Implications of the Appraisal Report's Language
The court also examined the specific language contained within the appraisal report itself, which was crucial to its ruling on justifiable reliance. The appraisal report explicitly stated that it was intended for the lender, HSBC Mortgage, and included warnings advising against reliance by the borrower. The court highlighted that this language served as a clear indication that the appraisal was not meant for the plaintiffs and that they should not rely on it. Furthermore, the court noted that the report contained a clause stating that the appraiser was not responsible for any unauthorized use of the report, emphasizing the limitations of its intended use. The plaintiffs' argument that they had a reasonable expectation of a fair appraisal was deemed irrelevant, as justifiable reliance must stem from the defendant's direct misrepresentation rather than the plaintiffs' own expectations. Thus, the court determined that the disclaimers and intended use language within the appraisal report significantly weakened the plaintiffs' claims of reliance on the Read defendants' misrepresentations.

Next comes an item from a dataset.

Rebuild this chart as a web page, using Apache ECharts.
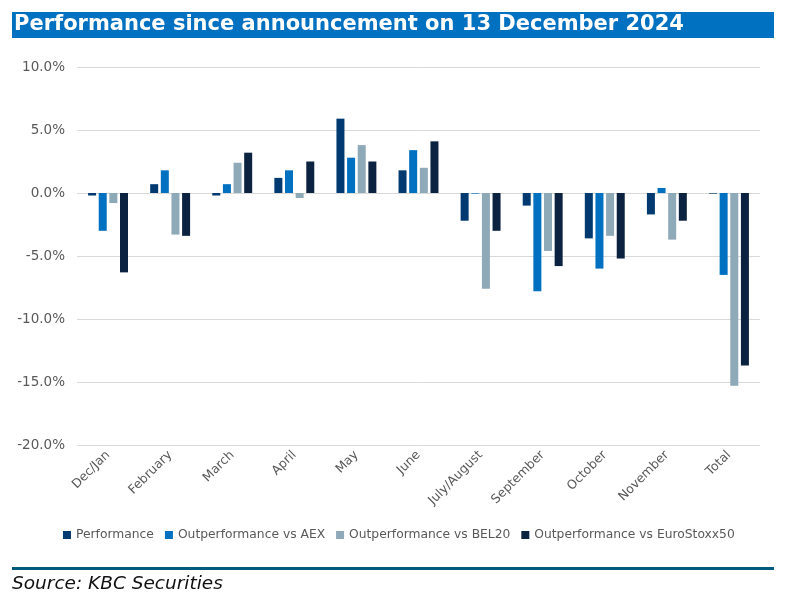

Conclusion on Summary Judgment
In conclusion, the U.S. District Court granted summary judgment in favor of the Read defendants on the common-law fraud, negligent misrepresentation, and CPL claims due to the plaintiffs' failure to establish justifiable reliance. The court's reasoning centered on the plaintiffs' admitted lack of interaction with the Read defendants and their failure to review the appraisal report prior to closing. The court also rejected arguments for presumptive reliance and emphasized the importance of direct reliance on the misrepresentations made by the defendants. While the court granted summary judgment on these claims, it allowed the plaintiffs' aiding and abetting claims to proceed, as the Read defendants had not moved for summary judgment on those specific allegations. This decision underscored the necessity for plaintiffs to demonstrate justifiable reliance in fraud-related claims to succeed in their legal actions against defendants.